1. Suddenly, the Mosquito is the Super-Villain in Every Disney/Apocalypse/Johnny-Depp-Mistake Movie

From Jaws to Finding Nemo, the shark has always been the go-to evil character. But with the arrival of Mosquito Week, we can expect a new baddie on the scene. Yes, he might be tiny, but he'll be voiced by someone with an awe-inspiring voice/terrifying voice (Jeremy Irons, anyone?).

2. Mosquito Puns Dominating Headlines

During Shark Week, articles about sharks in pop culture, sharks in real life, shark deaths, shark food — basically, anything shark — tend to take over much of the news world. And these articles are filled with puns, be they good, bad, or just plain awkward. So we can expect a lot of "blood-sucking" and "bite" puns to be made during Mosquito week.

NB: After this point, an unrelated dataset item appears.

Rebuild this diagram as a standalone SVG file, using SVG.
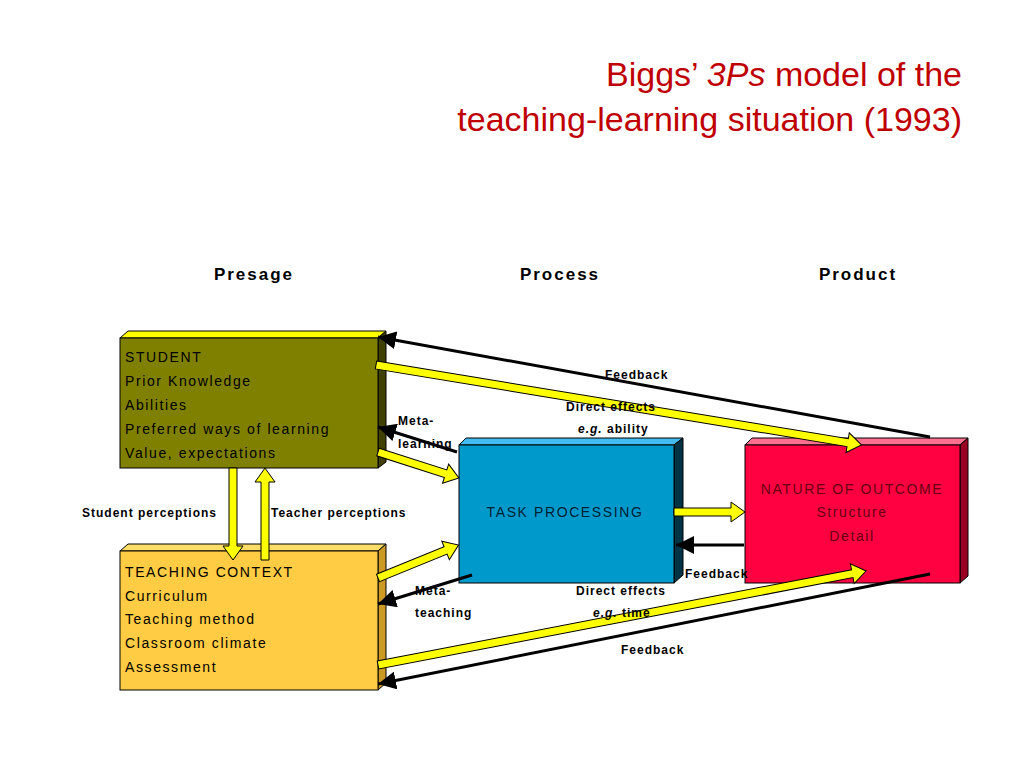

3. The Launch of Mosquitorunners

On the 20th anniversary of Shark Week, the Sharkrunners video game was launched. The game uses GPS and telemetry data from actual tagged sharks, so that your gaming experience involves the movement of real, live sharks in the Pacific Ocean. We expect a Mosquitorunners version that would track the millions of iddy-biddy mosquitos buzzing...everywhere. Which you get to squash, satisfyingly.

4. The New Hashtag, #Mosquitofact

Perhaps one of the less dramatic of consequences, the instituting of Mosquito Week in place of Shark Week would see the launch of the new hashtag, #Mosquitofact instead of #Sharkfact. So, instead of being filled with exciting info about the sea world, it would likely just have tips about the sad, pointless lives the irritating little insects lead. Pass.

5. Depressing, Mosquito Week Drinking Games

One of the most wondrous things about Shark Week is that it allows you to escape from the oppressive heat of the summer by imagining that you are under the water, swimming away from various forms of fish, possibly with someone English and expertly at your side. Many creative drinking games that aid in this imaginative escape have thus been created for Shark week, but Mosquito Week drinking games? Shudder.